◆ **What to do**: Copy every entry word for word. Skip the pictures.

━━ Input for this task

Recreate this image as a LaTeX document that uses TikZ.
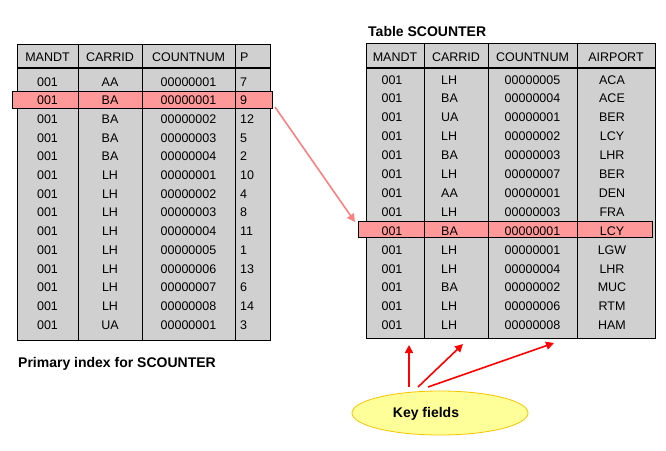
\documentclass[tikz,border=0pt]{standalone}
\usepackage{fontspec}
\setmainfont{Liberation Sans}
\usetikzlibrary{arrows.meta,shapes.geometric}
\definecolor{cellgray}{HTML}{D0D0D0}
\definecolor{hl}{HTML}{FF9999}
\definecolor{pinkarrow}{HTML}{FF8080}
\definecolor{keyfill}{HTML}{FFFF99}
\definecolor{keyedge}{HTML}{F5C400}
\tikzset{
  cell/.style={font=\fontsize{12.5}{14}\selectfont, inner sep=0pt, anchor=base},
  title/.style={font=\bfseries\fontsize{14}{16}\selectfont, anchor=base west, inner sep=0pt},
  tbl/.style={draw=black, fill=cellgray, line width=0.8pt},
  redarrow/.style={draw=red, line width=1.6pt, -{Triangle[length=8pt,width=8pt]}},
}
\begin{document}
\begin{tikzpicture}[x=1pt,y=-1pt]
\useasboundingbox (0,0) rectangle (666,450);
% ---------- left table
\draw[tbl] (17,44) rectangle (270,67);
\draw[tbl] (17,68) rectangle (270,340);
\foreach \x in {78,142,235}{\draw[line width=0.8pt] (\x,44) -- (\x,340);}
\fill[hl] (12,91) rectangle (272,108);
\draw[line width=0.8pt] (12,91) rectangle (272,108);
\foreach \x in {78,142,235}{\draw[line width=0.8pt] (\x,91) -- (\x,108);}
\node[cell] (lh1) at (47.5,61) {MANDT};
\node[cell] (lh2) at (110,61) {CARRID};
\node[cell] (lh3) at (188.5,61) {COUNTNUM};
\node[cell,anchor=base west] (lh4) at (240,61) {P};
\foreach [count=\i] \c/\n/\p in {AA/00000001/7,BA/00000001/9,BA/00000002/12,BA/00000003/5,BA/00000004/2,LH/00000001/10,LH/00000002/4,LH/00000003/8,LH/00000004/11,LH/00000005/1,LH/00000006/13,LH/00000007/6,LH/00000008/14,UA/00000001/3}{
  \pgfmathsetmacro\yy{86+(\i-1)*18.7}
  \node[cell] (la\i) at (47.5,\yy) {001};
  \node[cell] (lb\i) at (110,\yy) {\c};
  \node[cell] (lc\i) at (188.5,\yy) {\n};
  \node[cell,anchor=base west] (ld\i) at (240,\yy) {\p};
}
\node[title] (ltitle) at (18,367) {Primary index for SCOUNTER};
% ---------- right table
\node[title] (rtitle) at (368,36) {Table SCOUNTER};
\draw[tbl] (366,43) rectangle (655,67);
\draw[tbl] (366,68) rectangle (655,338);
\foreach \x in {424,488,577}{\draw[line width=0.8pt] (\x,43) -- (\x,338);}
\fill[hl] (358,221) rectangle (652,237);
\draw[line width=0.8pt] (358,221) rectangle (652,237);
\foreach \x in {424,488,577}{\draw[line width=0.8pt] (\x,221) -- (\x,237);}
\node[cell] (rh1) at (395,61) {MANDT};
\node[cell] (rh2) at (456,61) {CARRID};
\node[cell] (rh3) at (532.5,61) {COUNTNUM};
\node[cell] (rh4) at (616,61) {AIRPORT};
\foreach [count=\i] \c/\n/\p in {LH/00000005/ACA,BA/00000004/ACE,UA/00000001/BER,LH/00000002/LCY,BA/00000003/LHR,LH/00000007/BER,AA/00000001/DEN,LH/00000003/FRA,BA/00000001/LCY,LH/00000001/LGW,LH/00000004/LHR,BA/00000002/MUC,LH/00000006/RTM,LH/00000008/HAM}{
  \pgfmathsetmacro\yy{84+(\i-1)*18.9}
  \node[cell] (ra\i) at (392,\yy) {001};
  \node[cell,anchor=base west] (rb\i) at (441,\yy) {\c};
  \node[cell] (rc\i) at (532.5,\yy) {\n};
  \node[cell] (rd\i) at (612,\yy) {\p};
}
% ---------- pink arrow
\coordinate (pa) at (275,107);
\coordinate (pb) at (355,222);
\draw[draw=pinkarrow, line width=1.6pt, -{Triangle[length=8pt,width=8pt]}] (pa) -- (pb);
% ---------- key fields
\node[ellipse, draw=keyedge, fill=keyfill, line width=0.8pt, minimum width=176pt, minimum height=44pt, inner sep=0pt] (key) at (440,413) {};
\node[font=\bfseries\fontsize{14}{16}\selectfont, inner sep=0pt] (keyt) at (426,414) {Key fields};
\coordinate (k1) at (409,387); \coordinate (t1) at (409,345);
\coordinate (k2) at (418,387); \coordinate (t2) at (463,344);
\coordinate (k3) at (428,387); \coordinate (t3) at (554,343);
\draw[redarrow] (k1) -- (t1);
\draw[redarrow] (k2) -- (t2);
\draw[redarrow] (k3) -- (t3);
\end{tikzpicture}
\end{document}
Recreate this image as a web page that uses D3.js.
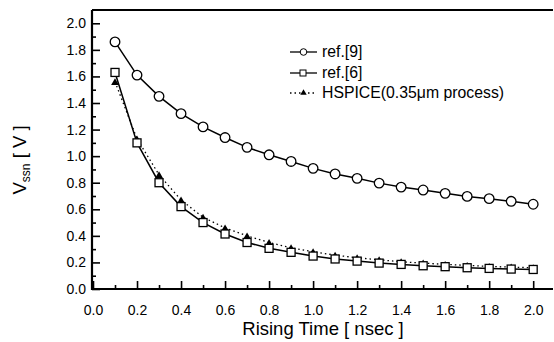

━━━━

◆ **Answer to this problem**:
Recreate this image as a LaTeX document that uses TikZ.
\documentclass[tikz,border=0pt]{standalone}
\usepackage{fontspec}
\setmainfont{Liberation Sans}
\usetikzlibrary{arrows.meta,shapes.geometric}
\definecolor{cellgray}{HTML}{D0D0D0}
\definecolor{hl}{HTML}{FF9999}
\definecolor{pinkarrow}{HTML}{FF8080}
\definecolor{keyfill}{HTML}{FFFF99}
\definecolor{keyedge}{HTML}{F5C400}
\tikzset{
  cell/.style={font=\fontsize{12.5}{14}\selectfont, inner sep=0pt, anchor=base},
  title/.style={font=\bfseries\fontsize{14}{16}\selectfont, anchor=base west, inner sep=0pt},
  tbl/.style={draw=black, fill=cellgray, line width=0.8pt},
  redarrow/.style={draw=red, line width=1.6pt, -{Triangle[length=8pt,width=8pt]}},
}
\begin{document}
\begin{tikzpicture}[x=1pt,y=-1pt]
\useasboundingbox (0,0) rectangle (666,450);
% ---------- left table
\draw[tbl] (17,44) rectangle (270,67);
\draw[tbl] (17,68) rectangle (270,340);
\foreach \x in {78,142,235}{\draw[line width=0.8pt] (\x,44) -- (\x,340);}
\fill[hl] (12,91) rectangle (272,108);
\draw[line width=0.8pt] (12,91) rectangle (272,108);
\foreach \x in {78,142,235}{\draw[line width=0.8pt] (\x,91) -- (\x,108);}
\node[cell] (lh1) at (47.5,61) {MANDT};
\node[cell] (lh2) at (110,61) {CARRID};
\node[cell] (lh3) at (188.5,61) {COUNTNUM};
\node[cell,anchor=base west] (lh4) at (240,61) {P};
\foreach [count=\i] \c/\n/\p in {AA/00000001/7,BA/00000001/9,BA/00000002/12,BA/00000003/5,BA/00000004/2,LH/00000001/10,LH/00000002/4,LH/00000003/8,LH/00000004/11,LH/00000005/1,LH/00000006/13,LH/00000007/6,LH/00000008/14,UA/00000001/3}{
  \pgfmathsetmacro\yy{86+(\i-1)*18.7}
  \node[cell] (la\i) at (47.5,\yy) {001};
  \node[cell] (lb\i) at (110,\yy) {\c};
  \node[cell] (lc\i) at (188.5,\yy) {\n};
  \node[cell,anchor=base west] (ld\i) at (240,\yy) {\p};
}
\node[title] (ltitle) at (18,367) {Primary index for SCOUNTER};
% ---------- right table
\node[title] (rtitle) at (368,36) {Table SCOUNTER};
\draw[tbl] (366,43) rectangle (655,67);
\draw[tbl] (366,68) rectangle (655,338);
\foreach \x in {424,488,577}{\draw[line width=0.8pt] (\x,43) -- (\x,338);}
\fill[hl] (358,221) rectangle (652,237);
\draw[line width=0.8pt] (358,221) rectangle (652,237);
\foreach \x in {424,488,577}{\draw[line width=0.8pt] (\x,221) -- (\x,237);}
\node[cell] (rh1) at (395,61) {MANDT};
\node[cell] (rh2) at (456,61) {CARRID};
\node[cell] (rh3) at (532.5,61) {COUNTNUM};
\node[cell] (rh4) at (616,61) {AIRPORT};
\foreach [count=\i] \c/\n/\p in {LH/00000005/ACA,BA/00000004/ACE,UA/00000001/BER,LH/00000002/LCY,BA/00000003/LHR,LH/00000007/BER,AA/00000001/DEN,LH/00000003/FRA,BA/00000001/LCY,LH/00000001/LGW,LH/00000004/LHR,BA/00000002/MUC,LH/00000006/RTM,LH/00000008/HAM}{
  \pgfmathsetmacro\yy{84+(\i-1)*18.9}
  \node[cell] (ra\i) at (392,\yy) {001};
  \node[cell,anchor=base west] (rb\i) at (441,\yy) {\c};
  \node[cell] (rc\i) at (532.5,\yy) {\n};
  \node[cell] (rd\i) at (612,\yy) {\p};
}
% ---------- pink arrow
\coordinate (pa) at (275,107);
\coordinate (pb) at (355,222);
\draw[draw=pinkarrow, line width=1.6pt, -{Triangle[length=8pt,width=8pt]}] (pa) -- (pb);
% ---------- key fields
\node[ellipse, draw=keyedge, fill=keyfill, line width=0.8pt, minimum width=176pt, minimum height=44pt, inner sep=0pt] (key) at (440,413) {};
\node[font=\bfseries\fontsize{14}{16}\selectfont, inner sep=0pt] (keyt) at (426,414) {Key fields};
\coordinate (k1) at (409,387); \coordinate (t1) at (409,345);
\coordinate (k2) at (418,387); \coordinate (t2) at (463,344);
\coordinate (k3) at (428,387); \coordinate (t3) at (554,343);
\draw[redarrow] (k1) -- (t1);
\draw[redarrow] (k2) -- (t2);
\draw[redarrow] (k3) -- (t3);
\end{tikzpicture}
\end{document}
Recreate this image as a web page that uses D3.js.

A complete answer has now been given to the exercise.